When your card carries balances at different interest rates, say a purchase balance at 22% and a cash advance balance at 27%, the way your payment gets split between them matters enormously for how much interest you end up paying.
Federal law requires issuers to apply any amount you pay above the minimum to the balance with the highest APR first, then work down from there.7Consumer Financial Protection Bureau. 12 CFR 1026.53 – Allocation of Payments The minimum payment itself can be allocated however the issuer chooses, which usually means it goes toward the lowest-rate balance. This is why paying only the minimum when you have a high-rate cash advance balance barely dents the expensive debt.
There’s a special exception for deferred interest balances. During the last two billing cycles before the deferred interest period expires, the issuer must direct any excess payment to the deferred interest balance first.8eCFR. 12 CFR 1026.53 – Allocation of Payments The idea is to give you a final push toward paying off the promotional balance before retroactive interest hits. But two billing cycles is a narrow window to pay down what might be a large balance, so don’t count on this rule to bail you out.
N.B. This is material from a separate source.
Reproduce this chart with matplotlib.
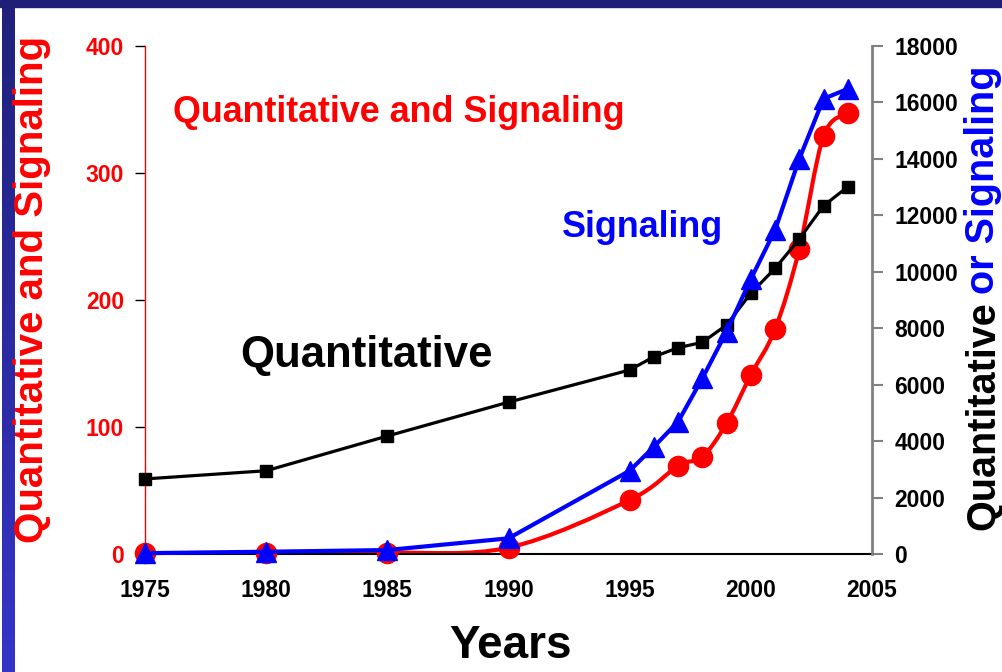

Even after you pay your full statement balance, you might see a small charge on the next statement. This is trailing interest (sometimes called residual interest), and it represents the interest that accrued between the date your statement was generated and the date your payment actually posted.
Here’s why it happens: your statement is a snapshot from a specific date. If it closes on the 1st and you pay the full balance on the 15th, interest has been accumulating on that balance for 14 days. On a $2,000 balance at 24% APR, those two weeks generate roughly $18 in interest. That amount appears on your next statement even though you thought you’d cleared the account. It’s not a trick; it’s just how daily interest accrual works when there’s a gap between the statement date and payment date.
To eliminate trailing interest completely, call the issuer and ask for a payoff amount that includes interest calculated through the current day. Paying that figure, rather than the number on your statement, brings the account to a true zero and prevents the surprise charge the following month.
When your payment arrives matters as much as how much you pay. Federal regulations prohibit issuers from treating a payment as late if it’s received by 5 p.m. on the due date, measured in the time zone listed on your billing statement.9LII. 12 CFR 1026.10 – Payments If the due date falls on a Sunday or federal holiday, a payment received by 5 p.m. on the next business day must be accepted as on time.
Online payments can have their own cutoff times set by the issuer, and in-person payments at a branch may have an earlier cutoff based on business hours. The safest approach is to schedule payments at least a day or two early. A payment that arrives at 5:01 p.m. on the due date can legally be treated as late, triggering a late fee and potentially starting the clock toward a penalty APR. For autopay users, confirm that the payment is set to pull the full statement balance, not just the minimum, to keep the grace period intact.